Written problem. Gather every line below where "matplotlib" appears.

Provided data.
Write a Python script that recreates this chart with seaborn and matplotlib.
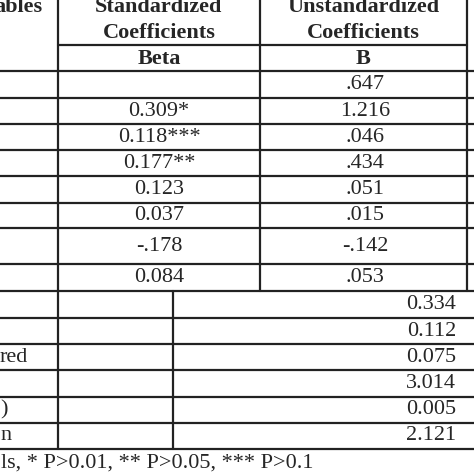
==
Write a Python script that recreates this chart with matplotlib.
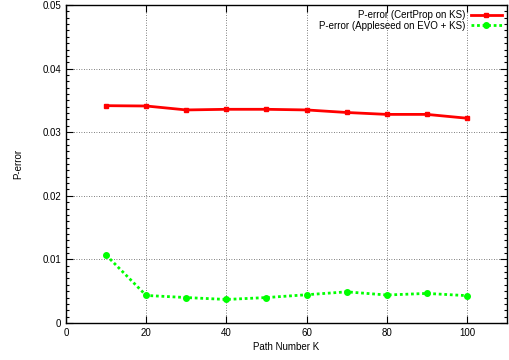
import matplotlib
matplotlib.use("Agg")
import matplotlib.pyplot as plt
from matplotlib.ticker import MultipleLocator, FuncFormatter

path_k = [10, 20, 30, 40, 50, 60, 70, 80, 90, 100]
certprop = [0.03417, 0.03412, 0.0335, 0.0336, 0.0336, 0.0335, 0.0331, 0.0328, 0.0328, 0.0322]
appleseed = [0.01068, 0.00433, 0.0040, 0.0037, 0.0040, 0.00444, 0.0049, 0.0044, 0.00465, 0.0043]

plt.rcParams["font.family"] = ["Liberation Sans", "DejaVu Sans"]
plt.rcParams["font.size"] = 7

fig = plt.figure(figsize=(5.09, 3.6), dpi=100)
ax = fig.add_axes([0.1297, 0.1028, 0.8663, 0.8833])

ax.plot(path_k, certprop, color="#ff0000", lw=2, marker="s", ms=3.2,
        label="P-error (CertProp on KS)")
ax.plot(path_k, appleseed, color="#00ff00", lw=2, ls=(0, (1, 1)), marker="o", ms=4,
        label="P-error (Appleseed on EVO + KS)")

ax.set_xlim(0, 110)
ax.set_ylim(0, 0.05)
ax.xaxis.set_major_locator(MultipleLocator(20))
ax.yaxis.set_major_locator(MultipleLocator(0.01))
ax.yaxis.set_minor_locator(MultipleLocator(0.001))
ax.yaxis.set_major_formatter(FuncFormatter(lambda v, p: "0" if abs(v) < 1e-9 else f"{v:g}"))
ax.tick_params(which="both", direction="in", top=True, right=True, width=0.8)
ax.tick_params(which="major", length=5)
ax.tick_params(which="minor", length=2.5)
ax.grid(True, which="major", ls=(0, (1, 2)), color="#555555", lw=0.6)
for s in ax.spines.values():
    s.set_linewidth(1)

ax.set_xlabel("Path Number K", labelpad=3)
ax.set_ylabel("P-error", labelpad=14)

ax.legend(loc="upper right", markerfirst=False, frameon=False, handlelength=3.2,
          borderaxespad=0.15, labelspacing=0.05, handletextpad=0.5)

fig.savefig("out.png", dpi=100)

Solution to this problem.
Write a Python script that recreates this chart with seaborn and matplotlib.
Write a Python script that recreates this chart with matplotlib.
import matplotlib
matplotlib.use("Agg")
import matplotlib.pyplot as plt
from matplotlib.ticker import MultipleLocator, FuncFormatter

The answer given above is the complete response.